Editorial

Falsas esperanzas en la lucha contra el delito

2013-04-10

La delincuencia en Latinoamérica causa desajustes profundos en la escala de valores de...

Juan Jesús Aznarez

La promesa electoral de reducir la delincuencia a la mitad es una de las mentiras más frecuentemente escuchadas entre los candidatos a cargos públicos de naciones latinoamericanas con índices de criminalidad por las nubes. El compromiso es embustero porque la ambición política siempre tiene prisa y la erradicación de la inseguridad ciudadana solo es posible con cuantiosas inversiones en educación y creación de empleo a largo plazo. Los asesinatos, secuestros, extorsiones, pandillerismo y narcotráfico padecidos por México, Venezuela, Colombia, Brasil, Perú, Argentina y Centroamérica son males de vieja data, angustian a la población decente, frenan la inversión extranjera y pervierten el juicio moral hasta extremos alarmantes.

La delincuencia en Latinoamérica causa desajustes profundos en la escala de valores de víctimas y victimarios, y responde a causas estructurales, tan variadas y complejas, que los candidatos a presidencias o escaños parlamentarios no van más allá de prometer su derrota y de disparar amaños estadísticos contra el contrario. La desconfianza en la justicia es tal que apenas se denuncia el 20% de los delitos cometidos. Una impunidad que puede rondar el 70%, el 80% y hasta el 90% explicaría esa apatía ciudadanía. La depuración de los cuerpos policiales tuvo en ocasiones efectos perversos: los uniformados expulsados formaron bandas u ofrecieron sus cualificados servicios al hampa. Pese a los avances de algunas administraciones, el fenómeno es casi endémico en buena parte del continente porque las bandas reclutan cómodamente en favelas, ranchos y villas miseria, auténticos bolsones de pobreza, analfabetismo y desestructuración familiar. Aunque en tendencia decreciente, cerca de 168 millones de latinoamericanos todavía vivían en la pobreza en el 2012, y cientos de miles llegaron a la adolescencia a su aire, con los padres lejos, en la inmigración o en la irresponsabilidad.

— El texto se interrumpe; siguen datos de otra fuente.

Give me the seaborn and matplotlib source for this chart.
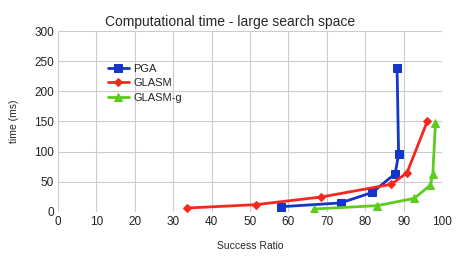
import pandas as pd
import matplotlib
matplotlib.use("Agg")
import matplotlib.pyplot as plt
import seaborn as sns

# values
pga_x = [58.2, 73.6, 81.9, 87.8, 88.7, 88.3]
pga_y = [8.8, 15, 32.6, 63.5, 95.6, 238.7]
glasm_x = [33.7, 51.6, 68.6, 86.8, 90.9, 96.2]
glasm_y = [6.6, 12.2, 24.9, 45.9, 65.2, 150.8]
glasmg_x = [66.7, 83.1, 92.8, 97.0, 97.6, 98.3]
glasmg_y = [5, 10.5, 22.7, 44.8, 62.4, 148]

series = [
    ("PGA", pga_x, pga_y, "#1436c8", "s", 6),
    ("GLASM", glasm_x, glasm_y, "#f5281e", "D", 4),
    ("GLASM-g", glasmg_x, glasmg_y, "#5ccc1e", "^", 6),
]

sns.set_style("white")
plt.rcParams['font.family'] = ['Liberation Sans', 'DejaVu Sans']

fig = plt.figure(figsize=(4.74, 2.67), dpi=100)
ax = fig.add_axes([58 / 474, 1 - 212 / 267, (442 - 58) / 474, (212 - 31) / 267])

for name, xs, ys, col, mk, ms in series:
    df = pd.DataFrame({"x": xs, "y": ys})
    sns.lineplot(data=df, x="x", y="y", sort=False, ax=ax, color=col, marker=mk,
                 markersize=ms, markeredgecolor=col, linewidth=2, label=name)

ax.set_xlim(0, 100)
ax.set_ylim(0, 300)
ax.set_xticks(range(0, 101, 10))
ax.set_yticks(range(0, 301, 50))
ax.grid(True, color="#cccccc", linewidth=0.8)
for s in ax.spines.values():
    s.set_visible(False)
ax.tick_params(labelsize=8.5, length=0, pad=3, colors="#222222")
ax.set_xlabel("Success Ratio", fontsize=7.5, labelpad=9)
ax.set_ylabel("time (ms)", fontsize=7.5, labelpad=11)
fig.text(230 / 474, 1 - 22 / 267, "Computational time - large search space",
         fontsize=10, ha="center", va="center")
ax.legend(loc="upper left", bbox_to_anchor=(0.115, 0.85), frameon=False, fontsize=8,
          handlelength=1.9, handletextpad=0.4, labelspacing=0.4, borderpad=0)

fig.savefig("out.png", dpi=100)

El fatalismo social, la resignación, son desesperantes, pese a que en la clasificación de preocupaciones la violencia precede o se empareja con el desempleo en la mayoría de los países. Pese al generalizado desaliento, cuesta trabajo identificar un partido gobernante que haya perdido el poder por su fracaso en la lucha contra el delito, y esa inmunidad política es perniciosa. La virulencia de la plaga aterra en naciones pequeñas como Honduras y El Salvador, que registran los peores índices de América Latina, pero es más peliagudo analizar el agravamiento de la epidemia en Venezuela, donde el número de asesinatos se ha quintuplicado en los 14 años de régimen bolivariano. Las millonarias inversiones del fallecido Hugo Chávez entre las familias históricamente marginadas, y el incremento de los ingresos de los hogares mendicantes no han impedido que los ‘ranchos' sean todavía caladero de delincuentes.

La sucesión de gobiernos fracasados o incapaces, la proliferación de armas, y el enquistamiento de la inseguridad como problema, llevaron a que el 40% los latinoamericanos apruebe la vulneración del estado de derecho, es decir que las autoridades puedan violar la ley cuando persiguen a los delincuentes y que el 27% no objete tomarse la justicia por su mano, según un estudio demoscópico. El desafuero ciudadano es tan espantoso como las últimas previsiones de la consultora Controls Risks: sólo Nigeria supera a México en número de secuestros. Una de las vías de agua de las deficitarias democracias regionales es pues la inseguridad ciudadana, que seguirá lastrando el desarrollo mientras de América Latina sea la geografía más violenta del planeta, cinco de sus naciones, las más desiguales en la distribución de riqueza y buena parte de sus políticos, los más demagogos y patanes del universo.